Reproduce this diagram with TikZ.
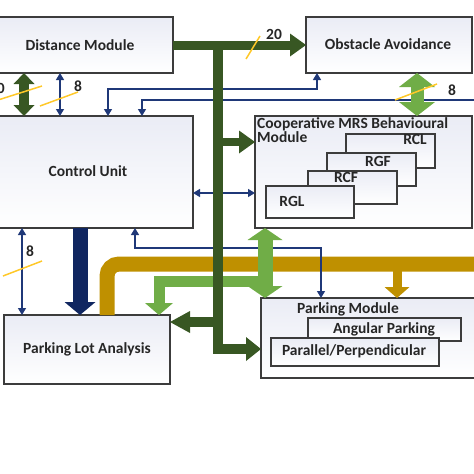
\documentclass[tikz,border=0pt]{standalone}
\usepackage{fontspec}
\setmainfont{Carlito}
\usetikzlibrary{arrows.meta}
\definecolor{dkgreen}{RGB}{56,87,35}
\definecolor{limeg}{RGB}{112,173,71}
\definecolor{goldc}{RGB}{191,144,0}
\definecolor{navyc}{RGB}{16,38,96}
\definecolor{bluel}{RGB}{31,56,120}
\definecolor{yel}{RGB}{255,200,40}
\definecolor{boxtop}{RGB}{234,236,245}
\definecolor{edgec}{RGB}{60,60,60}
\begin{document}
\begin{tikzpicture}[x=1pt,y=-1pt, font=\fontsize{15.5}{17}\selectfont\bfseries,
  box/.style={draw=edgec, line width=1.2pt, top color=boxtop, bottom color=white, inner sep=0pt, outer sep=0pt},
  txt/.style={inner sep=0pt, text=black!85},
  thinb/.style={draw=bluel, line width=1.3pt, >={Triangle[width=8pt,length=7pt]}},
  fatg/.style={draw=dkgreen, line width=9pt, >={Triangle[width=23pt,length=16pt,line width=0pt]}},
  fatl/.style={draw=limeg, line width=13pt},
  slash/.style={draw=yel, line width=1.5pt}]
\useasboundingbox (0,0) rectangle (474,474);
\clip (0,0) rectangle (474,474);
% coordinates
\coordinate (xA) at (24,0);
\coordinate (xB) at (60,0);
\coordinate (xC) at (108,0);
\coordinate (xD) at (142,0);
\coordinate (xE) at (317,0);
\coordinate (xF) at (417,0);
\coordinate (xG) at (107,0);
\coordinate (xH) at (397,0);
\coordinate (xK) at (135,0);
\coordinate (xL) at (321,0);
\coordinate (xM) at (265,0);
\coordinate (xN) at (80,0);
\coordinate (xP) at (159,0);
\coordinate (xQ) at (22,0);
\coordinate (xR) at (480,0);
\coordinate (bx) at (218,0);
\coordinate (y41) at (0,41);
\coordinate (y89) at (0,89);
\coordinate (y100) at (0,100);
\coordinate (y142) at (0,142);
\coordinate (y193) at (0,193);
\coordinate (y248) at (0,248);
\coordinate (gy) at (0,264);
\coordinate (y281) at (0,281);
\coordinate (y322) at (0,322);
\coordinate (y349) at (0,349);
% boxes
\node[box, anchor=north west, minimum width=193pt, minimum height=56pt] (dm) at (-20,17) {};
\node[txt] (dmt) at (80,45) {Distance Module};
\node[box, anchor=north west, minimum width=166pt, minimum height=56pt] (oa) at (306,17) {};
\node[txt] (oat) at (388,44) {Obstacle Avoidance};
\node[box, anchor=north west, minimum width=213pt, minimum height=112pt] (cu) at (-20,116) {};
\node[txt] (cut) at (88,171) {Control Unit};
\node[box, anchor=north west, minimum width=217pt, minimum height=112pt] (mrs) at (255,116) {};
\node[txt, anchor=north west, align=left, font=\fontsize{15.5}{12.5}\selectfont\bfseries] (mrst) at (257,117) {Cooperative MRS Behavioural\\Module};
\node[box, anchor=north west, minimum width=89pt, minimum height=34pt] (rcl) at (346,134) {};
\node[txt] (rclt) at (415,139) {RCL};
\node[box, anchor=north west, minimum width=89pt, minimum height=33pt] (rgf) at (327,153) {};
\node[txt] (rgft) at (378,161) {RGF};
\node[box, anchor=north west, minimum width=89pt, minimum height=33pt] (rcf) at (308,171) {};
\node[txt] (rcft) at (346,177) {RCF};
\node[box, anchor=north west, minimum width=88pt, minimum height=32pt] (rgl) at (266,186) {};
\node[txt] (rglt) at (292,201) {RGL};
\node[box, anchor=north west, minimum width=166pt, minimum height=69pt] (pla) at (4,315) {};
\node[txt] (plat) at (87,349) {Parking Lot Analysis};
\node[box, anchor=north west, minimum width=215pt, minimum height=80pt] (pm) at (261,298) {};
\node[txt] (pmt) at (348,309) {Parking Module};
\node[box, anchor=north west, minimum width=153pt, minimum height=23pt] (ap) at (308,318) {};
\node[txt] (apt) at (384,329) {Angular Parking};
\node[box, anchor=north west, minimum width=168pt, minimum height=28pt] (pp) at (271,338) {};
\node[txt] (ppt) at (354,351) {Parallel/Perpendicular};
% gold bus
\draw[draw=goldc, line width=15pt, rounded corners=12pt] (xR |- gy) -- (xG |- gy) -- (xG |- pla.north);
\draw[draw=goldc, line width=9pt, ->, >={Triangle[width=25pt,length=11pt,line width=0pt]}] (xH |- gy) -- (xH |- pm.north);
% thin blue connectors
\draw[thinb, <->] (xB |- dm.south) -- (xB |- cu.north);
\draw[thinb, <->] (xC |- cu.north) -- (xC |- y89) -- (xE |- y89) -- (xE |- oa.south);
\draw[thinb, <-] (xD |- cu.north) -- (xD |- y100) -- (xR |- y100);
\draw[thinb, <->] (cu.east |- y193) -- (mrs.west |- y193);
\draw[thinb, <->] (xK |- cu.south) -- (xK |- y248) -- (xL |- y248) -- (xL |- pm.north);
\draw[thinb, <->] (xQ |- cu.south) -- (xQ |- pla.north);
% lime arrows
\draw[fatl, <->, >={Triangle[width=36pt,length=14pt,line width=0pt]}] (xF |- oa.south) -- (xF |- mrs.north);
\draw[fatl, line width=11pt, ->, >={Triangle[width=28pt,length=12pt,line width=0pt]}] (xM |- y281) -| (xP |- pla.north);
\draw[fatl, line width=15pt, <->, >={Triangle[width=35pt,length=12pt,line width=0pt]}] (xM |- mrs.south) -- (xM |- pm.north);
% navy fat arrow
\draw[draw=navyc, line width=15pt, ->, >={Triangle[width=31pt,length=13pt,line width=0pt]}] (xN |- cu.south) -- (xN |- pla.north);
% dark green
\draw[fatg, line width=10pt, <->, >={Triangle[width=21pt,length=11pt,line width=0pt]}] (xA |- dm.south) -- (xA |- cu.north);
\draw[fatg, ->] (dm.east) -- (oa.west);
\draw[fatg, line width=8pt, ->] (bx |- y142) -- (mrs.west |- y142);
\draw[fatg, line width=10pt, ->, >={Triangle[width=22pt,length=20pt,line width=0pt]}] (bx |- y322) -- (pla.east |- y322);
\draw[fatg, line width=10pt, ->, >={Triangle[width=24pt,length=15pt,line width=0pt]}] (bx |- y41) -- (bx |- y349) -- (pm.west |- y349);
% slashes
\draw[slash] (246,59) -- (260,36);
\draw[slash] (-2,100) -- (42,86);
\draw[slash] (40,106) -- (78,92);
\draw[slash] (395,100) -- (437,84);
\draw[slash] (3,276) -- (42,261);
% labels
\node[txt] (l20a) at (274,34) {20};
\node[txt, anchor=east] (l20b) at (5,88) {20};
\node[txt] (l8a) at (78,86) {8};
\node[txt] (l8b) at (452,90) {8};
\node[txt] (l8c) at (30,251) {8};
\end{tikzpicture}
\end{document}
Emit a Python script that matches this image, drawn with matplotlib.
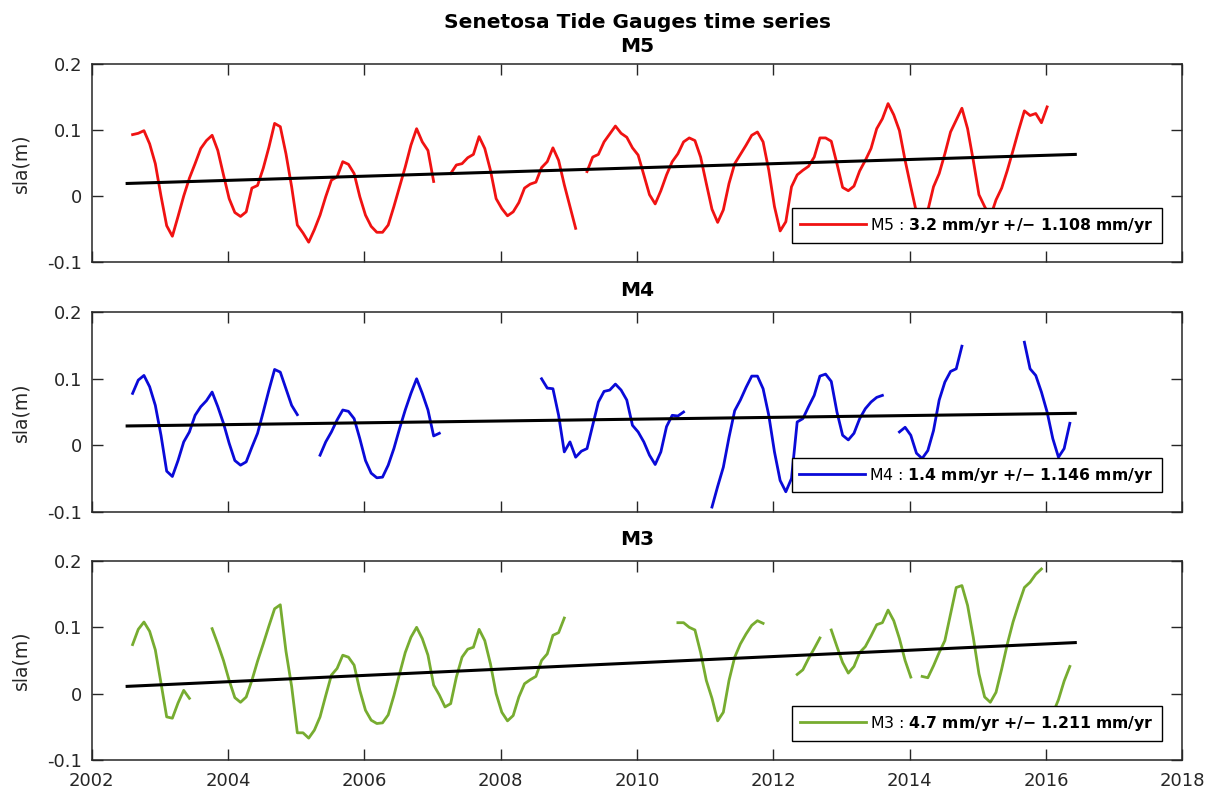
import matplotlib
matplotlib.use("Agg")
import matplotlib.pyplot as plt
import numpy as np

# monthly sea level anomaly (m), first sample ~ aug 2002, None = no data
t_start = 2002.6

m5_sla = [
    0.093, 0.095, 0.099, 0.079, 0.049, 0.000, -0.045, -0.061, -0.031, 0.000,
    0.027, 0.049, 0.072, 0.084, 0.092, 0.069, 0.032, -0.004, -0.025, -0.031,
    -0.024, 0.012, 0.016, 0.042, 0.074, 0.110, 0.105, 0.064, 0.014, -0.044,
    -0.056, -0.070, -0.051, -0.029, -0.001, 0.024, 0.029, 0.052, 0.048, 0.034,
    -0.001, -0.029, -0.046, -0.055, -0.055, -0.044, -0.016, 0.014, 0.044, 0.077,
    0.102, 0.082, 0.069, 0.022, None, None, 0.034, 0.047, 0.049, 0.058,
    0.063, 0.090, 0.072, 0.039, -0.004, -0.019, -0.030, -0.024, -0.010, 0.012,
    0.018, 0.021, 0.043, 0.052, 0.073, 0.054, 0.017, -0.016, -0.049, None,
    0.037, 0.059, 0.063, 0.082, 0.094, 0.106, 0.095, 0.089, 0.073, 0.062,
    0.032, 0.002, -0.012, 0.008, 0.032, 0.052, 0.064, 0.082, 0.088, 0.084,
    0.059, 0.019, -0.020, -0.040, -0.021, 0.019, 0.049, 0.063, 0.077, 0.092,
    0.097, 0.082, 0.039, -0.016, -0.053, -0.039, 0.014, 0.032, 0.039, 0.045,
    0.059, 0.088, 0.088, 0.083, 0.049, 0.013, 0.008, 0.015, 0.038, 0.054,
    0.072, 0.102, 0.117, 0.140, 0.123, 0.099, 0.054, 0.014, -0.025, -0.050,
    -0.022, 0.014, 0.034, 0.064, 0.097, 0.115, 0.133, 0.102, 0.054, 0.002,
    -0.016, -0.032, -0.006, 0.012, 0.039, 0.069, 0.100, 0.129, 0.122, 0.125,
    0.111, 0.135,
]

m4_sla = [
    0.078, 0.098, 0.105, 0.088, 0.060, 0.015, -0.039, -0.047, -0.023, 0.005,
    0.020, 0.045, 0.058, 0.067, 0.080, 0.058, 0.033, 0.003, -0.023, -0.030,
    -0.025, -0.003, 0.018, 0.050, 0.083, 0.114, 0.110, 0.085, 0.060, 0.046,
    None, None, None, -0.015, 0.005, 0.020, 0.038, 0.053, 0.051, 0.040,
    0.010, -0.023, -0.042, -0.049, -0.048, -0.030, -0.005, 0.025, 0.053, 0.078,
    0.100, 0.078, 0.053, 0.014, 0.018, None, None, None, None, None,
    None, None, None, None, None, None, None, None, None, None,
    None, None, 0.100, 0.086, 0.085, 0.045, -0.010, 0.005, -0.018, -0.009,
    -0.005, 0.030, 0.065, 0.081, 0.083, 0.092, 0.083, 0.068, 0.030, 0.020,
    0.005, -0.015, -0.029, -0.010, 0.028, 0.045, 0.044, 0.050, None, None,
    None, None, -0.093, -0.062, -0.033, 0.012, 0.052, 0.068, 0.087, 0.104,
    0.104, 0.085, 0.045, -0.010, -0.053, -0.070, -0.050, 0.035, 0.040, 0.058,
    0.075, 0.104, 0.107, 0.096, 0.050, 0.015, 0.008, 0.018, 0.040, 0.055,
    0.065, 0.072, 0.075, None, None, 0.020, 0.027, 0.015, -0.012, -0.020,
    -0.008, 0.022, 0.068, 0.095, 0.111, 0.115, 0.149, None, None, None,
    None, None, None, None, None, None, None, 0.155, 0.115, 0.105,
    0.080, 0.050, 0.010, -0.018, -0.005, 0.033,
]

m3_sla = [
    0.074, 0.097, 0.108, 0.094, 0.066, 0.016, -0.035, -0.037, -0.014, 0.005,
    -0.007, None, None, None, 0.098, 0.075, 0.050, 0.020, -0.006, -0.013,
    -0.005, 0.020, 0.049, 0.075, 0.102, 0.128, 0.134, 0.064, 0.011, -0.059,
    -0.059, -0.067, -0.055, -0.035, -0.003, 0.028, 0.038, 0.058, 0.055, 0.043,
    0.005, -0.025, -0.040, -0.045, -0.044, -0.032, -0.003, 0.030, 0.062, 0.085,
    0.100, 0.083, 0.058, 0.013, -0.002, -0.020, -0.015, 0.025, 0.055, 0.067,
    0.070, 0.097, 0.080, 0.045, 0.000, -0.028, -0.041, -0.033, -0.005, 0.015,
    0.021, 0.026, 0.050, 0.060, 0.088, 0.092, 0.114, None, None, None,
    None, None, None, None, None, None, None, None, None, None,
    None, None, None, None, None, None, 0.107, 0.107, 0.100, 0.096,
    0.062, 0.020, -0.007, -0.041, -0.028, 0.020, 0.055, 0.075, 0.090, 0.103,
    0.110, 0.106, None, None, None, None, None, 0.029, 0.036, 0.053,
    0.068, 0.084, None, 0.096, 0.071, 0.047, 0.031, 0.041, 0.062, 0.071,
    0.087, 0.104, 0.107, 0.126, 0.110, 0.083, 0.050, 0.025, None, 0.026,
    0.024, 0.042, 0.062, 0.080, 0.120, 0.160, 0.163, 0.133, 0.085, 0.030,
    -0.005, -0.013, 0.002, 0.037, 0.075, 0.108, 0.135, 0.160, 0.168, 0.180,
    0.188, None, -0.030, -0.009, 0.019, 0.041,
]

# linear trend end points (year, sla)
trend_years = [2002.52, 2016.43]
m5_trend = [0.019, 0.063]
m4_trend = [0.029, 0.048]
m3_trend = [0.011, 0.077]

names = ["M5", "M4", "M3"]
rates = ["3.2", "1.4", "4.7"]
errors = ["1.108", "1.146", "1.211"]
colors = ["#f01212", "#0a0ad8", "#77ac30"]

year_ticks = [2002, 2004, 2006, 2008, 2010, 2012, 2014, 2016, 2018]
sla_ticks = [-0.1, 0, 0.1, 0.2]
sla_labels = ["-0.1", "0", "0.1", "0.2"]

plt.rcParams["font.family"] = ["DejaVu Sans"]
plt.rcParams["mathtext.fontset"] = "dejavusans"

W, H = 1209, 791
fig = plt.figure(figsize=(W / 100, H / 100), dpi=100)

# axes boxes in pixels: left, right, top, bottom
left_px, right_px = 91.7, 1182.3
tops = [64.0, 312.3, 561.0]
bottoms = [262.0, 511.7, 760.0]

series = [m5_sla, m4_sla, m3_sla]
trends = [m5_trend, m4_trend, m3_trend]
edge = "#262626"

for i in range(3):
    ax = fig.add_axes([left_px / W, 1 - bottoms[i] / H,
                       (right_px - left_px) / W, (bottoms[i] - tops[i]) / H])
    y = np.array([np.nan if v is None else v for v in series[i]], dtype=float)
    t = t_start + np.arange(len(y)) / 12.0

    # matlab-like legend: station name plain, rate in bold
    label = names[i] + r" : $\mathbf{" + rates[i] + r"\ mm/yr\ {+}/{-}\ " + errors[i] + r"\ mm/yr}$"
    ax.plot(t, y, color=colors[i], lw=2.0, label=label)
    ax.plot(trend_years, trends[i], color="black", lw=2.2)

    ax.set_xlim(2002, 2018)
    ax.set_ylim(-0.1, 0.2)
    ax.set_xticks(year_ticks)
    ax.set_yticks(sla_ticks)
    ax.set_yticklabels(sla_labels)
    if i < 2:
        ax.set_xticklabels([])
    ax.tick_params(direction="in", length=8, width=1, colors=edge, labelcolor=edge,
                   labelsize=13, top=True, right=True)
    ax.tick_params(axis="x", pad=9)
    ax.tick_params(axis="y", pad=7)
    for s in ax.spines.values():
        s.set_color(edge)
        s.set_linewidth(1.1)
    ax.set_ylabel("sla(m)", fontsize=13.5, color=edge, labelpad=12)

    if i == 0:
        ax.set_title("Senetosa Tide Gauges time series\n" + names[i], fontsize=14.5,
                     fontweight="bold", pad=9, linespacing=1.3)
    else:
        ax.set_title(names[i], fontsize=14.5, fontweight="bold", pad=11.5)

    leg = ax.legend(loc="lower right", bbox_to_anchor=(0.981, 0.097), borderaxespad=0,
                    fontsize=11.3, handlelength=4.2, handletextpad=0.25, borderpad=0.5,
                    fancybox=False, framealpha=1, edgecolor="black")
    leg.get_frame().set_linewidth(1.0)

fig.savefig("out.png", dpi=100)
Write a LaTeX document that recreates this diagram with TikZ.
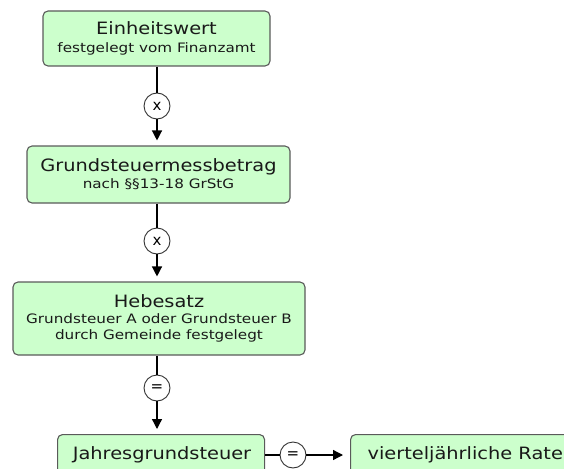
\documentclass[tikz,border=0pt]{standalone}
\usepackage{fontspec}
\setmainfont{DejaVu Sans}
\newfontfamily\titlefont[FakeStretch=1.14]{DejaVu Sans}
\newfontfamily\subfont[FakeStretch=1.17]{DejaVu Sans}
\usetikzlibrary{arrows.meta}
\definecolor{boxfill}{HTML}{CCFFCC}
\definecolor{boxline}{HTML}{5A5A5A}
\newcommand{\ttl}[1]{{\titlefont\fontsize{17}{16}\selectfont #1}}
\newcommand{\sub}[1]{{\subfont\fontsize{13}{16}\selectfont #1}}
\tikzset{
  stepbox/.style={draw=boxline, fill=boxfill, line width=1.1pt, rounded corners=5pt,
    align=center, inner sep=0pt, text=black!90, font=\fontsize{13}{16}\selectfont},
  steplabel/.style={text=black!90, font=\titlefont\fontsize{17}{17}\selectfont},
  opcircle/.style={draw=black!80, fill=white, line width=0.9pt, circle, minimum size=26pt,
    inner sep=0pt, font=\fontsize{15}{15}\selectfont},
  link/.style={line width=1.3pt, draw=black},
  flow/.style={link, -{Triangle[length=10pt,width=10pt]}, shorten >=5pt}
}
\begin{document}
\begin{tikzpicture}[x=1pt,y=-1pt]
  \useasboundingbox (0,0) rectangle (564,468);
  \begin{scope}
  \clip (0,0) rectangle (564,468);
  % calculation chain
  \node[stepbox, minimum width=227pt, minimum height=55pt] (ew) at (156.5,38.5)
    {\ttl{Einheitswert}\\[2pt]\sub{festgelegt vom Finanzamt}};
  \node[stepbox, minimum width=263pt, minimum height=57pt] (gmb) at (158.5,174.5)
    {\ttl{Grundsteuermessbetrag}\\[1pt]\sub{nach §§13-18 GrStG}};
  \node[stepbox, minimum width=292pt, minimum height=73pt] (hs) at (159,318.5)
    {\ttl{Hebesatz}\\[0pt]\sub{Grundsteuer A oder Grundsteuer B}\\\sub{durch Gemeinde festgelegt}};
  \node[stepbox, minimum width=207pt, minimum height=44pt, anchor=north west] (jgs) at (57,434) {};
  \node[steplabel] (jgst) at (162,455) {Jahresgrundsteuer};
  \node[stepbox, minimum width=240pt, minimum height=44pt, anchor=north west] (vr) at (350,434) {};
  \node[steplabel, anchor=west] (vrt) at (364,455) {vierteljährliche Rate};

  % operators
  \node[opcircle] (m1) at (157,106) {x};
  \node[opcircle] (m2) at (157,241) {x};
  \node[opcircle] (e1) at (157,388) {=};
  \node[opcircle] (e2) at (293,455) {=};

  % connectors
  \draw[link] (ew.south -| m1) -- (m1);
  \draw[flow] (m1) -- (gmb.north -| m1);
  \draw[link] (gmb.south -| m2) -- (m2);
  \draw[flow] (m2) -- (hs.north -| m2);
  \draw[link] (hs.south -| e1) -- (e1);
  \draw[flow] (e1) -- (jgs.north -| e1);
  \draw[link] (jgs.east |- e2) -- (e2);
  \draw[flow, shorten >=7pt] (e2) -- (vr.west |- e2);
  \end{scope}
\end{tikzpicture}
\end{document}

□ □ □ □ □

#### [WHAT YOU WILL DO]
Starting at the line containing "Emit a Python" and ending at the line containing "t_start = 2002.6", copy those lines exactly, both included, and nothing more. Leave out any picture.

#### [SOLVED PROBLEM]
Emit a Python script that matches this image, drawn with matplotlib.
import matplotlib
matplotlib.use("Agg")
import matplotlib.pyplot as plt
import numpy as np

# monthly sea level anomaly (m), first sample ~ aug 2002, None = no data
t_start = 2002.6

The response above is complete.